3D Printed Injection Mold Design Guidelines
Wall thickness: Consistent wall thickness between 0.060″ and 0.200″ will yield the best part quality. Fillet all sharp edges and joints to reduce stress during shrinkage. Concentrated mass causes concentrated contraction and that will warp your parts.
Ribs and Gussets: To avoid thicker walls use ribs for enhancing part strength and stiffness, as they minimize material use and cooling time while maximizing strength. These features improve dimensional stability by stiffening the design. With printed molds, complexity does not add cost! Ideal ribs and gussets are 50- 60% of the wall thickness. Overly thick features cause sink.

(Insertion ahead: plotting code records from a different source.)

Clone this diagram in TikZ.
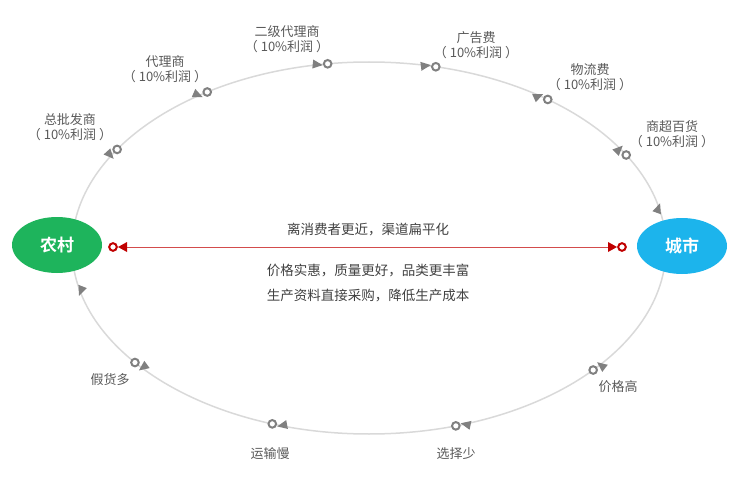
\documentclass[tikz,border=0pt]{standalone}
\usepackage{fontspec}
\setmainfont{Noto Sans CJK SC}
\newfontfamily\cjkbold{Noto Sans CJK SC Bold}
\usetikzlibrary{calc,shapes.geometric}
\definecolor{ring}{HTML}{D9D9D9}
\definecolor{mk}{HTML}{808080}
\definecolor{txt}{HTML}{595959}
\definecolor{ctxt}{HTML}{404040}
\definecolor{grn}{HTML}{1EB45C}
\definecolor{blu}{HTML}{1CB4EC}
\definecolor{rd}{HTML}{C00000}
\tikzset{
  lbl/.style={text=txt,font=\fontsize{13}{15}\selectfont,inner sep=1pt,align=center},
  ctr/.style={text=ctxt,font=\fontsize{13.5}{15}\selectfont,inner sep=1pt},
  bigell/.style={ellipse,minimum width=90pt,minimum height=56pt,text=white,font=\cjkbold\fontsize{17}{19}\selectfont},
  ring circ/.style={draw=mk,line width=2pt},
}
\begin{document}
\begin{tikzpicture}[x=1pt,y=-1pt]
\useasboundingbox (0,0) rectangle (740,487);
\coordinate (C) at (369,248);
\draw[ring,line width=1.5pt] (C) ellipse [x radius=297pt, y radius=186pt];
\foreach \t/\c in {148/1,123/1,98/1,77/1,53/1,30/1,10/0,-41/1,-73/1,-109/1,-142/1,-169/0}{
  \pgfmathsetmacro\spd{sqrt((2.97*sin(\t))^2+(1.86*cos(\t))^2)*1.745329}
  \pgfmathsetmacro\dl{\t+9/\spd}
  \pgfmathsetmacro\ang{atan2(1.86*cos(\dl),2.97*sin(\dl))}
  \pgfmathsetmacro\px{369+297*cos(\dl)}
  \pgfmathsetmacro\py{248-186*sin(\dl)}
  \pgfmathsetmacro\qx{369+297*cos(\t)}
  \pgfmathsetmacro\qy{248-186*sin(\t)}
  \coordinate (P) at (\px,\py);
  \coordinate (Q) at (\qx,\qy);
  \ifnum\c=1
    \draw[ring circ,fill=white] (Q) circle (3.8pt);
  \fi
  \fill[mk,shift={(P)},rotate=\ang] (4,0) -- (-6,4.5) -- (-6,-4.5) -- cycle;
}
\node[bigell,fill=grn] (nc) at (57,245) {农村};
\node[bigell,fill=blu] (cs) at (682,246) {城市};
\coordinate (La) at (113,247);
\coordinate (Ra) at (622,247);
\draw[rd!70,line width=0.7pt] ($(La)+(12,0)$) -- ($(Ra)+(-12,0)$);
\foreach \p/\s in {La/1,Ra/-1}{
  \fill[rd,shift={(\p)}] (\s*5,0) -- (\s*14,-5) -- (\s*14,5) -- cycle;
  \draw[rd,line width=2pt,fill=white] (\p) circle (3.8pt);
}
\node[lbl] at (70,127) {总批发商\\（ 10\%利润 ）};
\node[lbl] at (165,69) {代理商\\（ 10\%利润 ）};
\node[lbl] at (287,39) {二级代理商\\（ 10\%利润 ）};
\node[lbl] at (476,45) {广告费\\（ 10\%利润 ）};
\node[lbl] at (590,77) {物流费\\（ 10\%利润 ）};
\node[lbl] at (672,134) {商超百货\\（ 10\%利润 ）};
\node[lbl] at (618,387) {价格高};
\node[lbl] at (456,454) {选择少};
\node[lbl] at (270,454) {运输慢};
\node[lbl] at (110,380) {假货多};
\node[ctr] at (368,230) {离消费者更近，渠道扁平化};
\node[ctr] at (368,270) {价格实惠，质量更好，品类更丰富};
\node[ctr] at (368,296) {生产资料直接采购，降低生产成本};
\end{tikzpicture}
\end{document}
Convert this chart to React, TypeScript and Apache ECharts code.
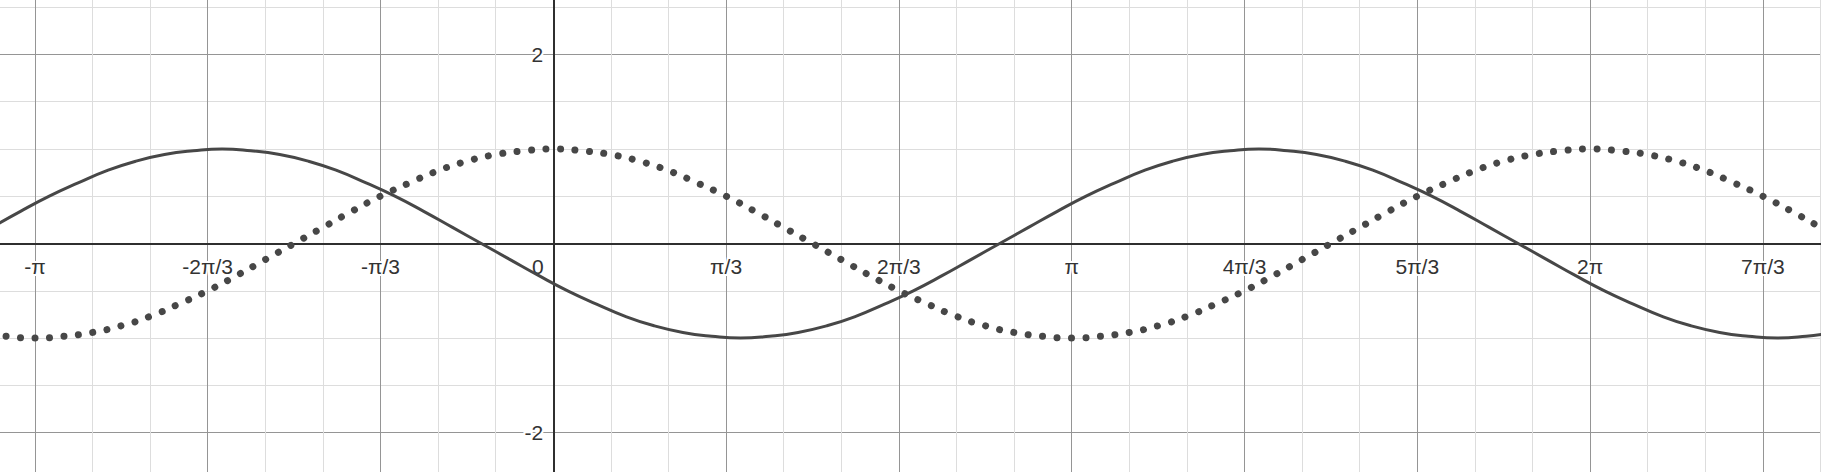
import { useEffect, useRef } from "react";
import * as echarts from "echarts";

const SOLID_X = [
  -195, -185, -175, -165, -155, -145, -135, -125, -115, -105,
  -95, -85, -75, -65, -55, -45, -35, -25, -15, -5,
  5, 15, 25, 35, 45, 55, 65, 75, 85, 95,
  105, 115, 125, 135, 145, 155, 165, 175, 185, 195,
  205, 215, 225, 235, 245, 255, 265, 275, 285, 295,
  305, 315, 325, 335, 345, 355, 365, 375, 385, 395,
  405, 415, 425, 435, 445,
];
const SOLID_Y = [
  0.17, 0.34, 0.5, 0.64, 0.77, 0.87, 0.94, 0.98, 1.0, 0.98,
  0.94, 0.87, 0.77, 0.64, 0.5, 0.34, 0.17, 0.0, -0.17, -0.34,
  -0.5, -0.64, -0.77, -0.87, -0.94, -0.98, -1.0, -0.98, -0.94, -0.87,
  -0.77, -0.64, -0.5, -0.34, -0.17, 0.0, 0.17, 0.34, 0.5, 0.64,
  0.77, 0.87, 0.94, 0.98, 1.0, 0.98, 0.94, 0.87, 0.77, 0.64,
  0.5, 0.34, 0.17, 0.0, -0.17, -0.34, -0.5, -0.64, -0.77, -0.87,
  -0.94, -0.98, -1.0, -0.98, -0.94,
];

const DOTTED_X = [
  -200, -190, -180, -170, -160, -150, -140, -130, -120, -110,
  -100, -90, -80, -70, -60, -50, -40, -30, -20, -10,
  0, 10, 20, 30, 40, 50, 60, 70, 80, 90,
  100, 110, 120, 130, 140, 150, 160, 170, 180, 190,
  200, 210, 220, 230, 240, 250, 260, 270, 280, 290,
  300, 310, 320, 330, 340, 350, 360, 370, 380, 390,
  400, 410, 420, 430, 440, 450,
];
const DOTTED_Y = [
  -0.94, -0.98, -1.0, -0.98, -0.94, -0.87, -0.77, -0.64, -0.5, -0.34,
  -0.17, 0.0, 0.17, 0.34, 0.5, 0.64, 0.77, 0.87, 0.94, 0.98,
  1.0, 0.98, 0.94, 0.87, 0.77, 0.64, 0.5, 0.34, 0.17, 0.0,
  -0.17, -0.34, -0.5, -0.64, -0.77, -0.87, -0.94, -0.98, -1.0, -0.98,
  -0.94, -0.87, -0.77, -0.64, -0.5, -0.34, -0.17, 0.0, 0.17, 0.34,
  0.5, 0.64, 0.77, 0.87, 0.94, 0.98, 1.0, 0.98, 0.94, 0.87,
  0.77, 0.64, 0.5, 0.34, 0.17, 0.0,
];

const X_TICKS = [-180, -120, -60, 0, 60, 120, 180, 240, 300, 360, 420];
const X_TICK_LABELS = ["-π", "-2π/3", "-π/3", "0", "π/3", "2π/3", "π", "4π/3", "5π/3", "2π", "7π/3"];
const Y_TICKS = [-2, 2];
const Y_TICK_LABELS = ["-2", "2"];

// view: where the origin sits in the window and the scale of each axis
const ORIGIN_X = 553.3;
const ORIGIN_Y = 243.5;
const PX_PER_DEG = 2.88;
const PX_PER_UNIT = 94.6;
const X_MIN = -240;
const X_MAX = 480;
const Y_MIN = -4;
const Y_MAX = 4;

const FONT = '"Liberation Sans", Arial, sans-serif';
const INK = "#474747";
const AXIS = "#2f2f2f";
const MAJOR = "#959595";
const MINOR = "#dddddd";

export default function App() {
  const ref = useRef<HTMLDivElement | null>(null);

  useEffect(() => {
    document.body.style.margin = "0";
    document.body.style.overflow = "hidden";
    const el = ref.current;
    if (!el) return;
    const chart = echarts.init(el, null, { renderer: "svg" });

    const labelBase = {
      fontSize: 21,
      fontFamily: FONT,
      color: "#333",
      textBorderColor: "#fff",
      textBorderWidth: 4,
    };

    const left = ORIGIN_X + X_MIN * PX_PER_DEG;
    const width = (X_MAX - X_MIN) * PX_PER_DEG;
    const top = ORIGIN_Y - Y_MAX * PX_PER_UNIT;
    const height = (Y_MAX - Y_MIN) * PX_PER_UNIT;
    const hidden = { show: false };

    chart.setOption({
      animation: false,
      grid: [
        // main plot, larger than the window
        { left, top, width, height, containLabel: false, outerBoundsMode: "none" },
        // upper half only: its bottom edge is the x axis, carries the x labels
        { left, top, width, height: Y_MAX * PX_PER_UNIT, containLabel: false, outerBoundsMode: "none" },
        // right half only: its left edge is the y axis, carries the y labels
        { left: ORIGIN_X, top, width: X_MAX * PX_PER_DEG, height, containLabel: false, outerBoundsMode: "none" },
      ],
      xAxis: [
        {
          gridIndex: 0,
          type: "value",
          min: X_MIN,
          max: X_MAX,
          interval: 60,
          axisLine: { onZero: true, lineStyle: { color: AXIS, width: 2 } },
          axisTick: hidden,
          axisLabel: hidden,
          minorTick: { show: false, splitNumber: 3 },
          splitLine: { show: true, lineStyle: { color: MAJOR, width: 1 } },
          minorSplitLine: { show: true, lineStyle: { color: MINOR, width: 1 } },
        },
        {
          gridIndex: 1,
          type: "value",
          min: X_MIN,
          max: X_MAX,
          interval: 60,
          position: "bottom",
          axisLine: hidden,
          axisTick: hidden,
          splitLine: hidden,
          axisLabel: {
            ...labelBase,
            margin: 12,
            formatter: (v: number) => {
              const i = X_TICKS.indexOf(v);
              if (i < 0) return "";
              return v === 0 ? "{zero|0}" : X_TICK_LABELS[i];
            },
            rich: {
              zero: { ...labelBase, padding: [0, 31, 0, 0] },
            },
          },
        },
        { gridIndex: 2, type: "value", min: 0, max: X_MAX, show: false },
      ],
      yAxis: [
        {
          gridIndex: 0,
          type: "value",
          min: Y_MIN,
          max: Y_MAX,
          interval: 2,
          axisLine: { onZero: true, lineStyle: { color: AXIS, width: 2 } },
          axisTick: hidden,
          axisLabel: hidden,
          minorTick: { show: false, splitNumber: 4 },
          splitLine: { show: true, lineStyle: { color: MAJOR, width: 1 } },
          minorSplitLine: { show: true, lineStyle: { color: MINOR, width: 1 } },
        },
        { gridIndex: 1, type: "value", min: 0, max: Y_MAX, show: false },
        {
          gridIndex: 2,
          type: "value",
          min: Y_MIN,
          max: Y_MAX,
          interval: 2,
          position: "left",
          axisLine: hidden,
          axisTick: hidden,
          splitLine: hidden,
          axisLabel: {
            ...labelBase,
            margin: 10,
            formatter: (v: number) => {
              const i = Y_TICKS.indexOf(v);
              return i < 0 ? "" : Y_TICK_LABELS[i];
            },
          },
        },
      ],
      series: [
        {
          type: "line",
          xAxisIndex: 0,
          yAxisIndex: 0,
          data: DOTTED_X.map((x, i) => [x, DOTTED_Y[i]]),
          smooth: true,
          showSymbol: false,
          lineStyle: { color: INK, width: 7, type: [0.01, 14.5], cap: "round" },
        },
        {
          type: "line",
          xAxisIndex: 0,
          yAxisIndex: 0,
          data: SOLID_X.map((x, i) => [x, SOLID_Y[i]]),
          smooth: true,
          showSymbol: false,
          lineStyle: { color: INK, width: 3 },
        },
      ],
    });

    return () => chart.dispose();
  }, []);

  return <div ref={ref} style={{ width: 1821, height: 472 }} />;
}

Parting line, draft angles and other considerations: Dissolving molds can be expensive – but getting repeat production molds that eject volume parts is not that simple either! For customers who want to reuse their molds we must consider where the mold will separate. Interference, called an undercut, is a feature that prevents removal of a part from a mold. Sometimes a core is necessary to form a cavity inside a part. Generally a half degree of draft and ejector pins are needed to remove the parts. An injection port is always neccesary to shoot the mold. These are design considerations that require up front engineering costs but saves substantial money over hundreds or thousands of parts.
Understanding tolerancing and other limitations: 3D printing is not as accurate as machining, so a printed mold is not as accurate. Milled production molds will be milled between 0.001″ – 0.005″: while printed molds typically hold between 0.010″ – 0.015″. This additional variance will pick up in your parts. Additionally, the molding resin will also shrink. We will adjust for this shrink rate but shrinkage causes additional part variance which limits the tolerances we can offer. For customers with the most demanding drawings post machining is available.
Additionally this is a new process with limited finish options. In-model textures work astoundingly well but customers must supply them. Traditional injection mold tooling companies have a lot of chemical etch finishes that we cannot offer at this time.
Additional technical process information will be available in the near future as it is validated and published.